=== Supplied information ===
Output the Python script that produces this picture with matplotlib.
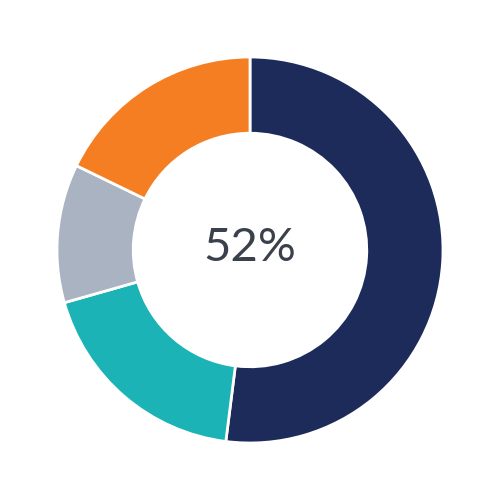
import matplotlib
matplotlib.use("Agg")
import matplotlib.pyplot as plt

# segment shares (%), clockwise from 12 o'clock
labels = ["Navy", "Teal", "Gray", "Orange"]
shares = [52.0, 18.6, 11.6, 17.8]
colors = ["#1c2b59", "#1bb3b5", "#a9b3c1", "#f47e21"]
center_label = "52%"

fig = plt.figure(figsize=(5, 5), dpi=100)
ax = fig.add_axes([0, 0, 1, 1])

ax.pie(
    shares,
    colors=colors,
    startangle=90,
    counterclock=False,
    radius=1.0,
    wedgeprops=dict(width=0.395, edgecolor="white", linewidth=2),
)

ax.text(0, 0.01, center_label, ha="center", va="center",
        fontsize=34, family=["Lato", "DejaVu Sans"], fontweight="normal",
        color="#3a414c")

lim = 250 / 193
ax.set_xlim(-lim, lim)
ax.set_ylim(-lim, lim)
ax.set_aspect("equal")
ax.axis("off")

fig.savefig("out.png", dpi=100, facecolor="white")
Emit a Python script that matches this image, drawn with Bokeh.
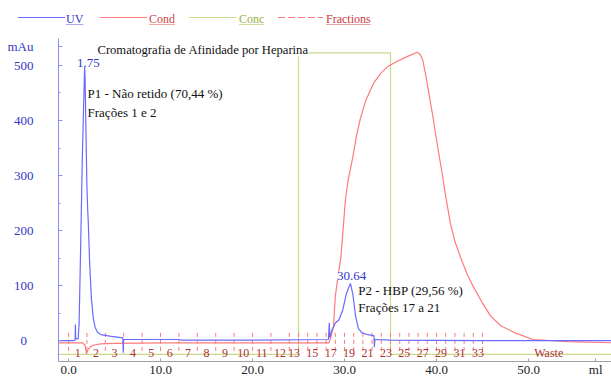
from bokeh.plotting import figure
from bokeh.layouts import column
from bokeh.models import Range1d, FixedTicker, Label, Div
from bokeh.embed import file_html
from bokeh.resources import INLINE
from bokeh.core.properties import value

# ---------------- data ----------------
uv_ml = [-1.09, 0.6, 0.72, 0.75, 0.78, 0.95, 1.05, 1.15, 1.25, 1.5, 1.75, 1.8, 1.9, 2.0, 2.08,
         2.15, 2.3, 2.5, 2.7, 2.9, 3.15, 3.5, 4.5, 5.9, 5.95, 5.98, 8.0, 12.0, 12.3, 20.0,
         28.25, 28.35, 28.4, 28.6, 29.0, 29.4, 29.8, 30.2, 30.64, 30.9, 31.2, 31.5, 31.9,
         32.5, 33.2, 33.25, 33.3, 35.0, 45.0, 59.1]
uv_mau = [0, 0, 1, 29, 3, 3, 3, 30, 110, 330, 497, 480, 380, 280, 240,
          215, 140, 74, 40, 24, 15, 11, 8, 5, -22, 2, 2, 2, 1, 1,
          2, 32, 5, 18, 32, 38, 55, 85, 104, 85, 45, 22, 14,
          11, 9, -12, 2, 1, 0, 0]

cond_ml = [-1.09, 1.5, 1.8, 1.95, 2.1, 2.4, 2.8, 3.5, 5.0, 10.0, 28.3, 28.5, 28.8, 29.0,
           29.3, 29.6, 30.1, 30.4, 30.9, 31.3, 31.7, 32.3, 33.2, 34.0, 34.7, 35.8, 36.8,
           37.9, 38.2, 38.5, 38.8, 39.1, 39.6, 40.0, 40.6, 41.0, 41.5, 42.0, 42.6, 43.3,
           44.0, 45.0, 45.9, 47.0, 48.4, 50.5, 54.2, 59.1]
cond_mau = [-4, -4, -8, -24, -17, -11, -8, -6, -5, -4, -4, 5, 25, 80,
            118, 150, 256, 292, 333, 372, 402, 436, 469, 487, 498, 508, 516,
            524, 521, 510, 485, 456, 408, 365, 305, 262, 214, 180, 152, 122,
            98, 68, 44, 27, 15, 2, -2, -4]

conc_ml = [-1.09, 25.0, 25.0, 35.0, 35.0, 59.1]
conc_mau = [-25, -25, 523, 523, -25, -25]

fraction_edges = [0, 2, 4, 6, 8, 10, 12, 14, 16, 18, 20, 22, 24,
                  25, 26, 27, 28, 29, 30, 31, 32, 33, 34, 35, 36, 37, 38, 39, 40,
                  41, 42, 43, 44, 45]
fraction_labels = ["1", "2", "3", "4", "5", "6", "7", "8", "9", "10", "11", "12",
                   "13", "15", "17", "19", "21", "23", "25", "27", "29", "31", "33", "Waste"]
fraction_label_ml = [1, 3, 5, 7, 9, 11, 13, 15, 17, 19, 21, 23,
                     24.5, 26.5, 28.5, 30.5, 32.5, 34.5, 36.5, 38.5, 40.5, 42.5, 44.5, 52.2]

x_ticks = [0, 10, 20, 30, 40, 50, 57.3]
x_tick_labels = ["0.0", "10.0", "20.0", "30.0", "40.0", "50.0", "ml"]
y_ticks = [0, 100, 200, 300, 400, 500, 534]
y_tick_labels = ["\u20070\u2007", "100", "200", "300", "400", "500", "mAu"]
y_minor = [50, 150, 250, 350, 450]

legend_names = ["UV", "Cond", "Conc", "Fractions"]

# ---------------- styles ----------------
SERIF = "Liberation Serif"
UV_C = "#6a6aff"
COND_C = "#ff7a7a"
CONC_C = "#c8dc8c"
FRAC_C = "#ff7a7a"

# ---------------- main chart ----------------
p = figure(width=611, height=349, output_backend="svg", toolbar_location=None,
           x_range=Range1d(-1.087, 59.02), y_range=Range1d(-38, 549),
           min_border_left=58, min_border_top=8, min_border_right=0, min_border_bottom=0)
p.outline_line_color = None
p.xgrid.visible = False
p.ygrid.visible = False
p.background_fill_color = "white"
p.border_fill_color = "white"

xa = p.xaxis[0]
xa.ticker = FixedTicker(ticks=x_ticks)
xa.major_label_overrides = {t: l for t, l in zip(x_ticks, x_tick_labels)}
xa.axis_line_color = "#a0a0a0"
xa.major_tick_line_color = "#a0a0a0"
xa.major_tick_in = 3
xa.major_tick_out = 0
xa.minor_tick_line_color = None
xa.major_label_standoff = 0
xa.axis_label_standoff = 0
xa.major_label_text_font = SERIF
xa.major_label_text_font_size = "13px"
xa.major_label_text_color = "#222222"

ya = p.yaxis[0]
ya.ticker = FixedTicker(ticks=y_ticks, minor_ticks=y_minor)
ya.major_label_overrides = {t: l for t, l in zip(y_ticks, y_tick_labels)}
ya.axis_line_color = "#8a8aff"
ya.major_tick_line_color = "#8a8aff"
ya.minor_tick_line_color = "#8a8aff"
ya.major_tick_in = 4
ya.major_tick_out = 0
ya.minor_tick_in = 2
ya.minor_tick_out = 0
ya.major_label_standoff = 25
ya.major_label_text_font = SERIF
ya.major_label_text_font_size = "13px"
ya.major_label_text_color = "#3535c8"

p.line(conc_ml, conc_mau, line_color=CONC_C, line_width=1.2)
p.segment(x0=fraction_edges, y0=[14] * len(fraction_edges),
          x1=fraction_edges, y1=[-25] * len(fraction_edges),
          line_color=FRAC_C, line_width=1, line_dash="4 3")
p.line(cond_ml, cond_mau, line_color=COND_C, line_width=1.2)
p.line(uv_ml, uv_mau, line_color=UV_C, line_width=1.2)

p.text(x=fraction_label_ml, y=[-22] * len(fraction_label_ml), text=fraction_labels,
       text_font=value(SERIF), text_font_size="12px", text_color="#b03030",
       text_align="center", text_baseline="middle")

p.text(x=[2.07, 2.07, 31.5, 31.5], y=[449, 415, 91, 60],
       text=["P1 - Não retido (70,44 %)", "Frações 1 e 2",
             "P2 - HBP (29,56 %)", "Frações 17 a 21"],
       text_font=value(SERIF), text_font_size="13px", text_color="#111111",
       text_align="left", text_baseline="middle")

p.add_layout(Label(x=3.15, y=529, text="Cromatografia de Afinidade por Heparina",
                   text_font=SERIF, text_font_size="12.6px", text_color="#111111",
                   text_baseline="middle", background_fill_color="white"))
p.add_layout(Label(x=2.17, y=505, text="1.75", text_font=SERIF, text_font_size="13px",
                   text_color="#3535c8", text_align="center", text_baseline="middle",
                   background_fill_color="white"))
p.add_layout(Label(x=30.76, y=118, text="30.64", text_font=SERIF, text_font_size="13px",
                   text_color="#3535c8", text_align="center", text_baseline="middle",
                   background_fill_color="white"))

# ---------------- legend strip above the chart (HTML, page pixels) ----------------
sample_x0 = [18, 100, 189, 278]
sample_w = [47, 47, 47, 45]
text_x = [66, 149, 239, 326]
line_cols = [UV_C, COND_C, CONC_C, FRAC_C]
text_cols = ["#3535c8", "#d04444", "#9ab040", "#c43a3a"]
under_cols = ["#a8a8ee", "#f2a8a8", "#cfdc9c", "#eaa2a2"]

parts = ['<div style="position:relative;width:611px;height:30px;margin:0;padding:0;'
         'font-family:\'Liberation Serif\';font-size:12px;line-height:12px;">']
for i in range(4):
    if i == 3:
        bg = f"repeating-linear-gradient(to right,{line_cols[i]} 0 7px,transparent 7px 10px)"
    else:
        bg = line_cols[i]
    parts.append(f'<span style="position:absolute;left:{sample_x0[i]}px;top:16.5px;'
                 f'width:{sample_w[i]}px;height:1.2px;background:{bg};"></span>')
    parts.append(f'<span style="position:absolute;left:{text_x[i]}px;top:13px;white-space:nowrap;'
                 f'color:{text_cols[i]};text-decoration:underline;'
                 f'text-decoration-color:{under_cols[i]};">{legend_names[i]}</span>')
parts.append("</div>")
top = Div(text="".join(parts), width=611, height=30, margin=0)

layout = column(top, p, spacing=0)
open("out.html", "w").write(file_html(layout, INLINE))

=== Task ===
Copy each line above where the string "matplotlib" occurs.

=== Reply ===
Output the Python script that produces this picture with matplotlib.
import matplotlib
matplotlib.use("Agg")
import matplotlib.pyplot as plt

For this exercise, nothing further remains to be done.